Food in Vatican City is largely Italian fare, consisting of various pasta, polenta, and risotto dishes. Visitors can start their meal with an antipasto, or appetizer, followed by a small first course (primo) and a second main course (secondo). These courses are often followed by cheese, fruit, or a sweet dessert like tiramisu (a cocoa, mascarpone, and coffee layered dessert), as well as coffee and liquor. Lunch is typically the only meal that visitors to the Vatican enjoy on site, as breakfast and dinner is usually eaten in Rome. Lunch venues are at their busiest here from midday to 2:00 p.m.

Dining within the Vatican Museums is possible at the café-style eatery or the pizzeria, which specializes in pizza. These venues, which are only open during museum hours, are the only two eateries serving the museums. Other nearby options include the upscale Hoi Restaurant Rome (Via Tunisi 1/B (at the corner with Via Sebastiano Veniero, 62) 00100 Rome), which serves a wide menu of seafood, Italian, and Japanese fare. Its location in front of the Vatican Museums means it’s popular, and has prices to match its popularity and location.
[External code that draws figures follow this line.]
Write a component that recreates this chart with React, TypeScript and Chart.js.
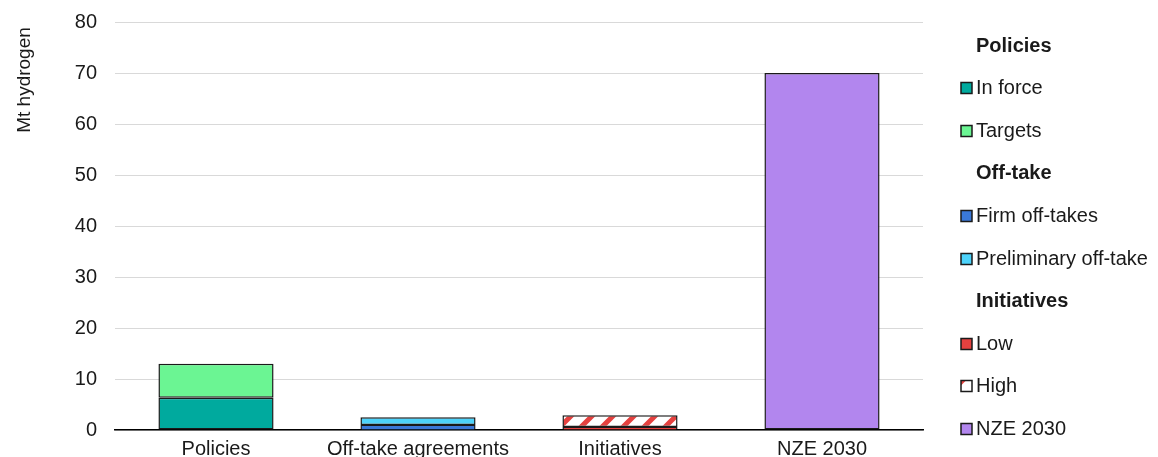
import React, { useEffect, useRef } from 'react';
import { Chart, registerables } from 'chart.js';

Chart.register(...registerables);

const categories = ['Policies', 'Off-take agreements', 'Initiatives', 'NZE 2030'];
const inForce = [6.3, null, null, null];
const targets = [6.7, null, null, null];
const firmOffTakes = [null, 1.0, null, null];
const preliminaryOffTake = [null, 1.5, null, null];
const initiativesLow = [null, null, 0.6, null];
const initiativesHigh = [null, null, 2.3, null];
const nze2030 = [null, null, null, 70];
const yMin = 0;
const yMax = 80;
const yStep = 10;
const yTitle = 'Mt hydrogen';
const legendGroups = [
  { heading: 'Policies', items: ['In force', 'Targets'] },
  { heading: 'Off-take', items: ['Firm off-takes', 'Preliminary off-take'] },
  { heading: 'Initiatives', items: ['Low', 'High'] },
  { heading: null, items: ['NZE 2030'] },
];

const FONT = '"Liberation Sans", Arial, sans-serif';
const TEXT = '#1a1a1a';
const RED = '#E5413F';

function makeStripePattern(ctx: CanvasRenderingContext2D) {
  const s = 21;
  const c = document.createElement('canvas');
  c.width = s;
  c.height = s;
  const g = c.getContext('2d')!;
  g.fillStyle = '#ffffff';
  g.fillRect(0, 0, s, s);
  g.strokeStyle = RED;
  g.lineWidth = 5;
  g.beginPath();
  for (const k of [-s, 0, s]) {
    g.moveTo(k - 3, s + 3);
    g.lineTo(k + s + 3, -3);
  }
  g.stroke();
  return ctx.createPattern(c, 'repeat');
}

export default function App() {
  const ref = useRef<HTMLCanvasElement>(null);

  useEffect(() => {
    const canvas = ref.current!;
    const ctx = canvas.getContext('2d')!;
    const stripe = makeStripePattern(ctx);

    const border = '#1a1a1a';
    const common = {
      borderColor: border,
      borderWidth: 1.5,
      borderSkipped: false as const,
      barPercentage: 0.57,
      categoryPercentage: 1,
      stack: 's',
    };
    const thin = { top: 1, left: 1.5, right: 1.5, bottom: 0 };

    const datasets: any[] = [
      { label: 'In force', data: inForce, backgroundColor: '#00AA9E', ...common },
      { label: 'Targets', data: targets, backgroundColor: '#6BF593', ...common },
      { label: 'Firm off-takes', data: firmOffTakes, backgroundColor: '#3A78D8', ...common, borderWidth: thin },
      { label: 'Preliminary off-take', data: preliminaryOffTake, backgroundColor: '#4DD3FB', ...common },
      { label: 'Low', data: initiativesLow, backgroundColor: RED, ...common, borderWidth: thin },
      { label: 'High', data: initiativesHigh, backgroundColor: stripe, ...common },
      { label: 'NZE 2030', data: nze2030, backgroundColor: '#B286EE', ...common },
    ];

    const legendPlugin = {
      id: 'customLegend',
      afterDraw(chart: any) {
        const c = chart.ctx as CanvasRenderingContext2D;
        c.save();
        const y0 = 45;
        const dy = 42.6;
        const boxX = 961;
        const textX = 976;
        const box = 11;
        let row = 0;
        c.textBaseline = 'middle';
        c.textAlign = 'left';
        for (const group of legendGroups) {
          if (group.heading) {
            c.font = `bold 20px ${FONT}`;
            c.fillStyle = TEXT;
            c.fillText(group.heading, textX, y0 + row * dy + 1);
            row++;
          }
          for (const item of group.items) {
            const ds = chart.data.datasets.find((d: any) => d.label === item);
            const y = y0 + row * dy;
            const bx = boxX;
            const by = Math.round(y - box / 2) + 0.5;
            if (item === 'High') {
              c.fillStyle = '#ffffff';
              c.fillRect(bx, by, box, box);
              c.fillStyle = RED;
              c.beginPath();
              c.moveTo(bx, by);
              c.lineTo(bx + 5, by);
              c.lineTo(bx, by + 5);
              c.closePath();
              c.fill();
            } else {
              c.fillStyle = ds ? ds.backgroundColor : '#ccc';
              c.fillRect(bx, by, box, box);
            }
            c.strokeStyle = border;
            c.lineWidth = 1.5;
            c.strokeRect(bx, by, box, box);
            c.font = `20px ${FONT}`;
            c.fillStyle = TEXT;
            c.fillText(item, textX, y + 1);
            row++;
          }
        }
        c.restore();
      },
    };

    const titlePlugin = {
      id: 'yTitle',
      afterDraw(chart: any) {
        const c = chart.ctx as CanvasRenderingContext2D;
        c.save();
        c.translate(25, 80);
        c.rotate(-Math.PI / 2);
        c.font = `19px ${FONT}`;
        c.fillStyle = TEXT;
        c.textAlign = 'center';
        c.textBaseline = 'middle';
        c.fillText(yTitle, 0, 0);
        c.restore();
      },
    };

    const chart = new Chart(canvas, {
      type: 'bar',
      data: { labels: categories, datasets },
      options: {
        animation: false,
        responsive: false,
        devicePixelRatio: 1,
        layout: { padding: { left: 0, right: 235, top: 22, bottom: 0 } },
        plugins: { legend: { display: false }, tooltip: { enabled: false } },
        scales: {
          x: {
            stacked: true,
            grid: { display: false, drawTicks: false },
            border: { display: true, color: '#000000', width: 1.5 },
            ticks: { color: TEXT, font: { family: FONT, size: 20 }, padding: 7, maxRotation: 0, autoSkip: false },
            afterFit(scale: any) {
              scale.height = 27;
              scale.paddingLeft = 0;
              scale.paddingRight = 0;
            },
          },
          y: {
            stacked: true,
            min: yMin,
            max: yMax,
            grid: { color: '#d9d9d9', lineWidth: 1, drawTicks: false },
            border: { display: false },
            ticks: { stepSize: yStep, color: TEXT, font: { family: FONT, size: 20 }, padding: 18 },
            afterFit(scale: any) {
              scale.width = 115;
              scale.paddingTop = 0;
              scale.paddingBottom = 0;
            },
          },
        },
      },
      plugins: [legendPlugin, titlePlugin],
    });
    return () => chart.destroy();
  }, []);

  return (
    <div style={{ position: 'absolute', left: 0, top: 0, width: 1158, height: 457 }}>
      <canvas ref={ref} width={1158} height={457} style={{ display: 'block' }} />
    </div>
  );
}
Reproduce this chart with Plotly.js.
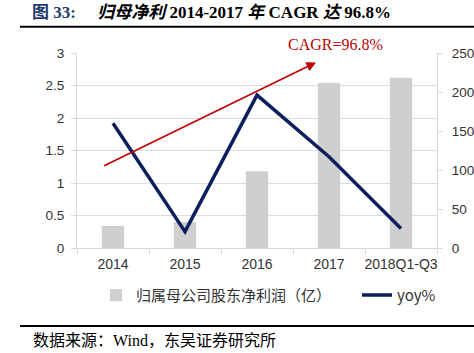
<!DOCTYPE html>
<html>
<head>
<meta charset="utf-8">
<script src="https://cdn.plot.ly/plotly-3.0.1.min.js"></script>
<style>html,body{margin:0;padding:0;background:#fff;}#chart{width:474px;height:353px;}</style>
</head>
<body>
<div id="chart"></div>
<script>
var categories = ["2014", "2015", "2016", "2017", "2018Q1-Q3"];
var netProfit = [0.34, 0.40, 1.18, 2.54, 2.62];
var yoyPct = [160, 21, 196, 117, 25];
var barName = "归属母公司股东净利润（亿）";
var lineName = "yoy%";
var leftTicks = [0, 0.5, 1, 1.5, 2, 2.5, 3];
var leftTickText = ["0", "0.5", "1", "1.5", "2", "2.5", "3"];
var rightTicks = [0, 50, 100, 150, 200, 250];

var L = 77, R = 437, T = 52.5, B = 248.5;
function px(x){ return (x - L) / (R - L); }
function py(y){ return (B - y) / (B - T); }

var traces = [
  {type: "bar", x: categories, y: netProfit, name: barName, marker: {color: "#cfcfcf"}, width: 0.31, yaxis: "y", legend: "legend"},
  {type: "scatter", mode: "lines", x: categories, y: yoyPct, name: lineName, line: {color: "#0b1f5e", width: 3.5}, yaxis: "y2", legend: "legend2"}
];

var tickFont = {family: "Liberation Sans, Arial, sans-serif", size: 13.5, color: "#333"};
var xTickFont = {family: "Liberation Sans, Arial, sans-serif", size: 14, color: "#333"};
var legendFont = {family: "Noto Sans CJK SC, sans-serif", size: 15, color: "#333"};
var layout = {
  width: 474, height: 353,
  margin: {l: L, r: 474 - R, t: T, b: 353 - B},
  paper_bgcolor: "#fff", plot_bgcolor: "#fff",
  showlegend: true,
  title: {
    text: '<span style="color:#1f3a6e">图 33:</span>     <i>归母净利</i> 2014-2017 <i>年</i> CAGR <i>达</i> 96.8%',
    font: {family: "Liberation Serif, Noto Sans CJK SC, serif", size: 17, color: "#000", weight: "bold"},
    x: 32/474, xanchor: "left", xref: "container",
    y: 1 - 12/353, yanchor: "middle", yref: "container"
  },
  xaxis: {
    type: "category", tickson: "boundaries", ticks: "outside", ticklen: 5, tickcolor: "#d9d9d9",
    showline: true, linecolor: "#d9d9d9", linewidth: 1, showgrid: false, tickangle: 0,
    tickfont: xTickFont, fixedrange: true, ticklabelstandoff: 3
  },
  yaxis: {
    range: [0, 3], tickvals: leftTicks, ticktext: leftTickText,
    showgrid: true, gridcolor: "#dcdcdc", gridwidth: 1,
    showline: true, linecolor: "#d9d9d9", ticks: "outside", ticklen: 5, tickcolor: "#d9d9d9",
    tickfont: tickFont, zeroline: false, ticklabelstandoff: 4
  },
  yaxis2: {
    overlaying: "y", side: "right", range: [0, 250], tickvals: rightTicks, ticksuffix: "%",
    showgrid: false, showline: true, linecolor: "#d9d9d9", ticks: "outside", ticklen: 5, tickcolor: "#d9d9d9",
    tickfont: tickFont, zeroline: false, ticklabelstandoff: 6
  },
  legend: {
    orientation: "h", x: px(96), xanchor: "left", y: py(296), yanchor: "middle",
    font: legendFont, itemwidth: 30, bgcolor: "rgba(0,0,0,0)"
  },
  legend2: {
    orientation: "h", x: px(357), xanchor: "left", y: py(296), yanchor: "middle",
    font: legendFont, itemwidth: 30, bgcolor: "rgba(0,0,0,0)"
  },
  shapes: [
    {type: "line", xref: "paper", yref: "paper", x0: px(20), x1: px(474), y0: py(26), y1: py(26), line: {color: "#000", width: 2}},
    {type: "line", xref: "paper", yref: "paper", x0: px(20), x1: px(474), y0: py(327), y1: py(327), line: {color: "#000", width: 2}}
  ],
  annotations: [
    {xref: "paper", yref: "paper", x: px(316), y: py(62), ax: 102.7 - 316, ay: 166 - 62, axref: "pixel", ayref: "pixel",
     showarrow: true, arrowhead: 2, arrowsize: 1.2, arrowwidth: 1.6, arrowcolor: "#c00000", text: ""},
    {xref: "paper", yref: "paper", x: px(335), y: py(44), xanchor: "center", yanchor: "middle", showarrow: false,
     text: "CAGR=96.8%", font: {family: "Liberation Serif, serif", size: 16, color: "#c00000"}},
    {xref: "paper", yref: "paper", x: px(31), y: py(341), xanchor: "left", yanchor: "middle", showarrow: false,
     text: "数据来源：Wind，东吴证券研究所", font: {family: "Liberation Serif, Noto Sans CJK SC, serif", size: 16, color: "#000"}}
  ]
};

Plotly.newPlot("chart", traces, layout, {displayModeBar: false, staticPlot: true});
</script>
</body>
</html>
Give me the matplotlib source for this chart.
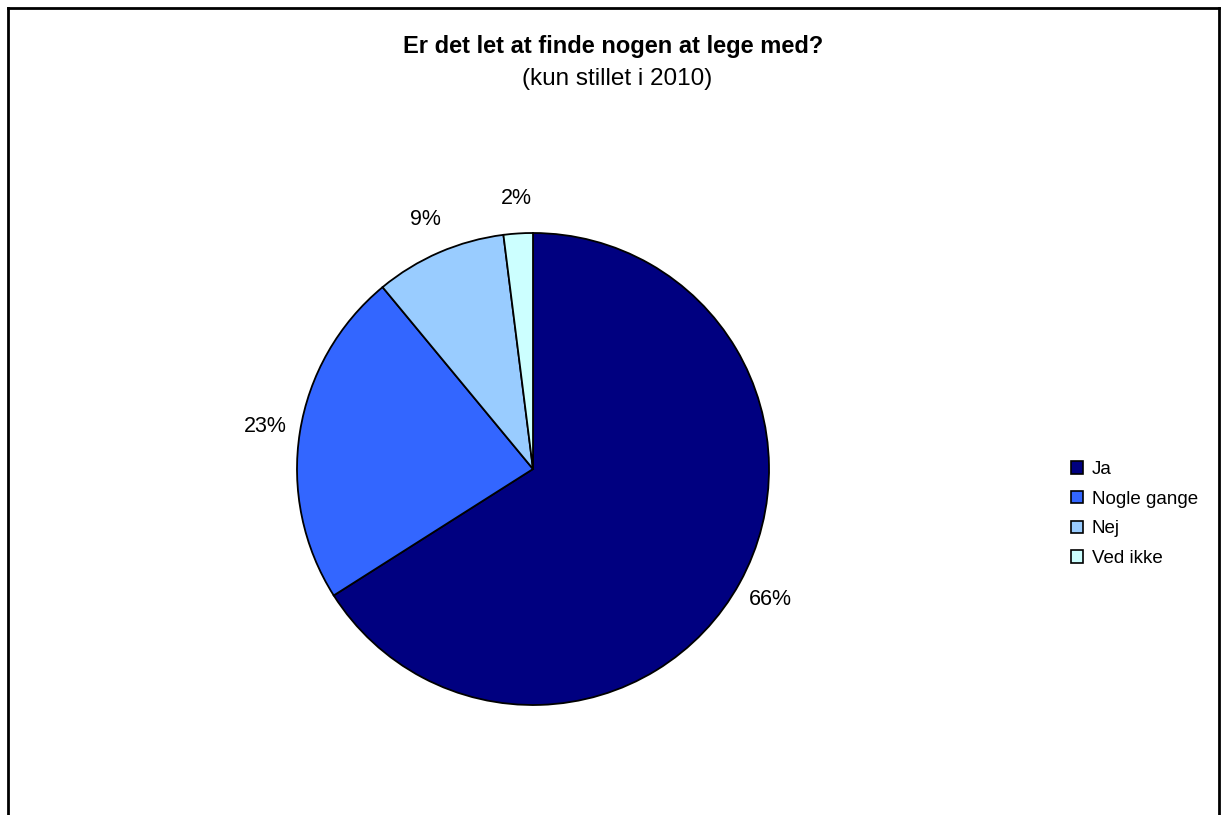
import numpy as np
import matplotlib.pyplot as plt
from matplotlib.patches import Patch
from matplotlib.lines import Line2D

# data
kategorier = ['Ja', 'Nogle gange', 'Nej', 'Ved ikke']
andele = [66, 23, 9, 2]
farver = ['#000080', '#3366FF', '#99CCFF', '#CCFFFF']

plt.rcParams['font.family'] = ['Liberation Sans', 'DejaVu Sans']

W, H = 1226, 815
fig = plt.figure(figsize=(W / 100, H / 100), dpi=100)

# pie axes: center (533, 469), radius 236 px
cx, cy, r = 533, 469, 236
ax = fig.add_axes([(cx - r) / W, (H - cy - r) / H, 2 * r / W, 2 * r / H])
wedges, tekster, pct = ax.pie(andele, colors=farver, startangle=90, counterclock=False,
                              radius=1.0, labels=None,
                              autopct=lambda p: f'{p:.0f}%', pctdistance=1.15,
                              wedgeprops=dict(edgecolor='black', linewidth=1.3),
                              textprops=dict(fontsize=15.5, color='black'))
ax.set_xlim(-1, 1)
ax.set_ylim(-1, 1)
ax.set_aspect('equal')
ax.axis('off')

# titel
fig.text(613 / W, 1 - 47 / H, 'Er det let at finde nogen at lege med?',
         ha='center', va='center', fontsize=17, fontweight='bold')
fig.text(617 / W, 1 - 79 / H, '(kun stillet i 2010)',
         ha='center', va='center', fontsize=17.5)

# legende
handles = [Patch(facecolor=c, edgecolor='black', linewidth=1.2) for c in farver]
fig.legend(handles, kategorier, loc='center left', bbox_to_anchor=(1071 / W, 1 - 514 / H),
           frameon=False, fontsize=13.5, handlelength=0.65, handleheight=0.65,
           handletextpad=0.45, labelspacing=0.68, borderpad=0, borderaxespad=0)

# ramme (bund ikke synlig)
lw = 2
x0, x1, y0 = 7.5 / W, 1218.5 / W, 1 - 7.5 / H
fig.add_artist(Line2D([x0, x0], [-0.01, y0], color='black', lw=lw))
fig.add_artist(Line2D([x0, x1], [y0, y0], color='black', lw=lw))
fig.add_artist(Line2D([x1, x1], [-0.01, y0], color='black', lw=lw))

fig.savefig('out.png', dpi=100, facecolor='white')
Old Bridge (Vatican City wall between San Pietro and the Vatican Museum) is a much cheaper option. PratiSiciliainbocca (Via E. Faa di Bruno 26, Rome) is a reasonably priced Sicilian restaurant in Rome’s tranquil Prati district, not far from Vatican City. Insalata Ricca (Via Fulcieri Paulucci de’ Calboli, Rome) near Piazza Manzoni is an Italian chain restaurant that offers standard fare at affordable prices.